Por la noche comienza el período de silencio más riguroso, que sólo concluirá con el capítulo de la jornada siguiente. Es el momento de las últimas oraciones, en el que los monjes entran en especial recogimiento. Cesan el ajetreo y los ruidos del día, dando paso a un ambiente propicio para la comunicación con el mundo sobrenatural.

Por el ejemplo y la autoridad moral, Cluny extendió su influencia por toda Europa, penetrando en el consejo de los reyes y en la corte pontificia

Llega, finalmente, el momento del descanso. Los monjes pasaron el día en comunidad y la regla de Cluny prescribía que también lo hicieran por la noche. De este modo, en un dormitorio común, todos serían testigos de la honestidad de sus hermanos y velarían mutuamente por la integridad de su conducta las veinticuatro horas del día. Una peculiar costumbre que se remonta a los inicios del cenobitismo era la de mantener encendida una lámpara en el dormitorio durante toda la noche, simbolizando la vigilancia continua del católico fiel y prudente que, incluso en el descanso nocturno, nunca se encuentra con la lámpara apagada.

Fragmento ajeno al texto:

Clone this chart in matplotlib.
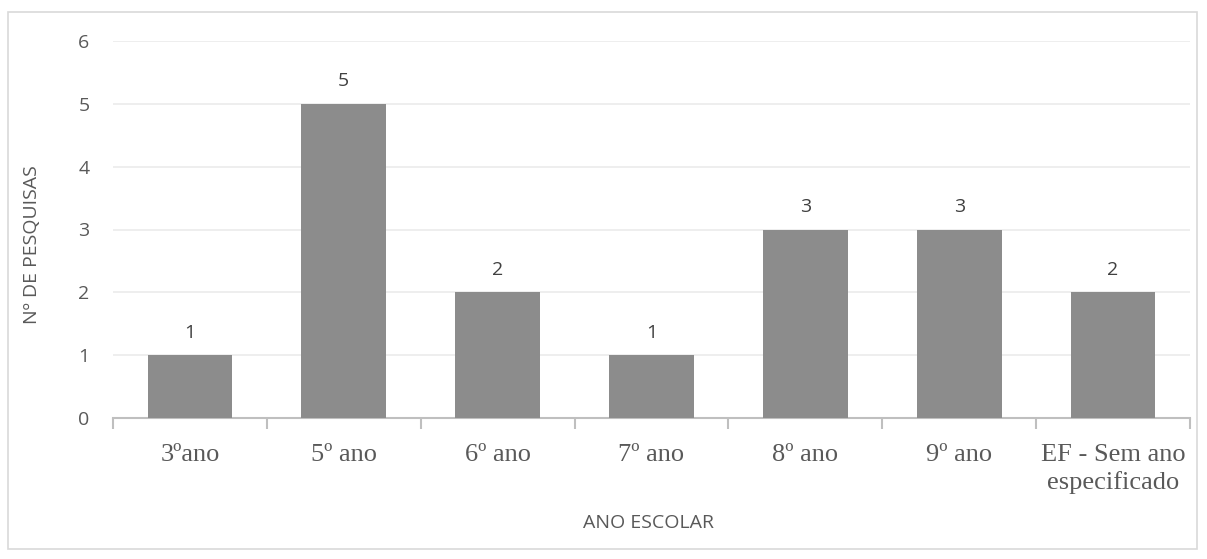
import matplotlib.pyplot as plt
import numpy as np
from matplotlib.patches import Rectangle

categorias = ["3ºano", "5º ano", "6º ano", "7º ano", "8º ano", "9º ano", "EF - Sem ano\nespecificado"]
pesquisas = [1, 5, 2, 1, 3, 3, 2]

fig = plt.figure(figsize=(12.07, 5.59), dpi=100)
ax = fig.add_axes([113/1207, 1-418/559, (1190-113)/1207, (418-41)/559])

x = np.arange(len(categorias))
ax.bar(x, pesquisas, width=0.55, color="#8c8c8c", zorder=3)
for xi, v in zip(x, pesquisas):
    ax.text(xi, v + 0.36, str(v), ha="center", va="center", fontsize=14,
            family="Open Sans", color="#404040")

ax.set_xlim(-0.5, len(categorias) - 0.5)
ax.set_ylim(0, 6)
ax.set_yticks(range(7))
ax.yaxis.grid(True, color="#ebebeb", lw=1.2, zorder=0)
ax.tick_params(axis="y", length=0, pad=17, labelsize=14, labelcolor="#595959")
for t in ax.get_yticklabels():
    t.set_family("Open Sans")

ax.set_xticks(x)
ax.set_xticklabels(categorias, family="Liberation Serif", fontsize=19, color="#595959",
                   linespacing=1.25)
ax.set_xticks(np.arange(-0.5, len(categorias)), minor=True)
ax.tick_params(axis="x", which="major", length=0, pad=19)
ax.tick_params(axis="x", which="minor", length=8, width=1.5, color="#bfbfbf")

for s in ["top", "right", "left"]:
    ax.spines[s].set_visible(False)
ax.spines["bottom"].set_color("#bfbfbf")
ax.spines["bottom"].set_linewidth(1.5)

ax.set_ylabel("Nº DE PESQUISAS", family="Open Sans", fontsize=14, color="#595959")
ax.yaxis.label.set_va("center")
ax.yaxis.set_label_coords((32-113)/1077, (418-245)/377)
ax.set_xlabel("ANO ESCOLAR", family="Open Sans", fontsize=14, color="#595959")
ax.xaxis.label.set_va("center")
ax.xaxis.set_label_coords(0.497, (418-523)/377)

fig.patches.append(Rectangle((8/1207, 10/559), 1189/1207, 537/559, transform=fig.transFigure,
                             fill=False, edgecolor="#d9d9d9", lw=1.2))

fig.savefig("out.png", dpi=100)
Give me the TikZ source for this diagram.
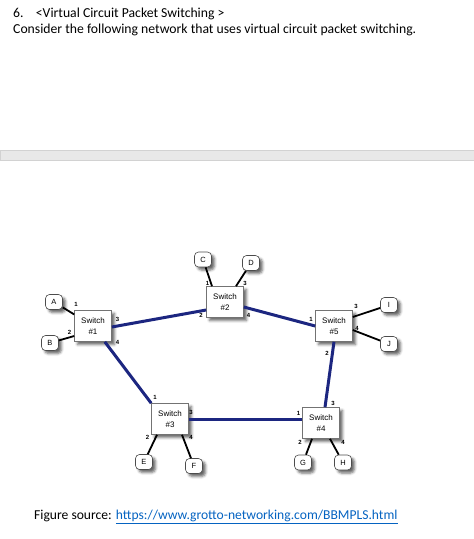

En el monasterio, sumergido ahora en un silencio sagrado, toda la comunidad duerme profundamente el sueño de los justos, a la espera del próximo toque de campana, que les convocará de nuevo al oficio nocturno.

Una fuente de agua viva

Ciertamente, estimado lector, le impresionará el áspero estilo de vida de estos monjes: trabajo intenso, sólo dos comidas, largos rezos de centenares de salmos, noches cortas e interrumpidas, rígida disciplina… Sin embargo, hay que tener en cuenta que, junto a tan ardua jornada, no era raro que los monjes recibieran todo tipo de consolaciones celestiales e incluso gracias místicas extraordinarias. La Divina Providencia se conmueve al ver almas tan sacrificadas y no deja de prodigar favores para sostenerlas.

Dedicación del altar mayor de la iglesia abacial de Cluny por el papa Urbano II, en presencia del abad San Hugo – Biblioteca Nacional de Francia, París

De hecho, el papel fundamental que desempeñan las órdenes religiosas en el Cuerpo Místico de Cristo requiere una vida de sacrificio. Estas instituciones no sólo tienen como objetivo santificar a sus miembros, sino también extender bendiciones y gracias a toda la sociedad, razón por la cual pueden determinar el curso de épocas históricas enteras.

He ahí lo que le sucedió a Cluny que, en poco tiempo, por la fuerza del ejemplo y la autoridad moral de sus superiores —seis abades sucesivos, con un larguísimo gobierno, fueron canonizados— extendió su influencia por toda Europa, penetrando en el consejo de los reyes y en la corte pontificia, a tal punto que el Prof. Plinio Corrêa de Oliveira definiera a sus monjes como la fuente de agua viva de la que floreció lo mejor que produjo la Edad Media. ◊

 

Notas


1 Cf. CHAGNY, André. Cluny et son empire. 4.ª ed. Lyon-Paris: Emmanuel Vitte, 1949, p. 4.

2 Cf. DE VALOUS, Guy. Le monachisme clunisien des origines au xv ͤ siècle. 2.ª ed. Paris: A. et J. Picard, 1970, t. I, p. III.

3 Ídem, p. 303.

4 Cf. EVANS, Joan. Monastic Life at Cluny. 910-1157. New York: Archon Books, 1968, pp. 85-86.

5 Del latín: «Vayamos al jardín a trabajar con las manos».

6 Del latín: «Ora y trabaja».

7 Cf. DANIEL-ROPS, Henri. História da Igreja de Cristo. A Igreja dos tempos bárbaros. São Paulo: Quadrante, 1991, p. 592.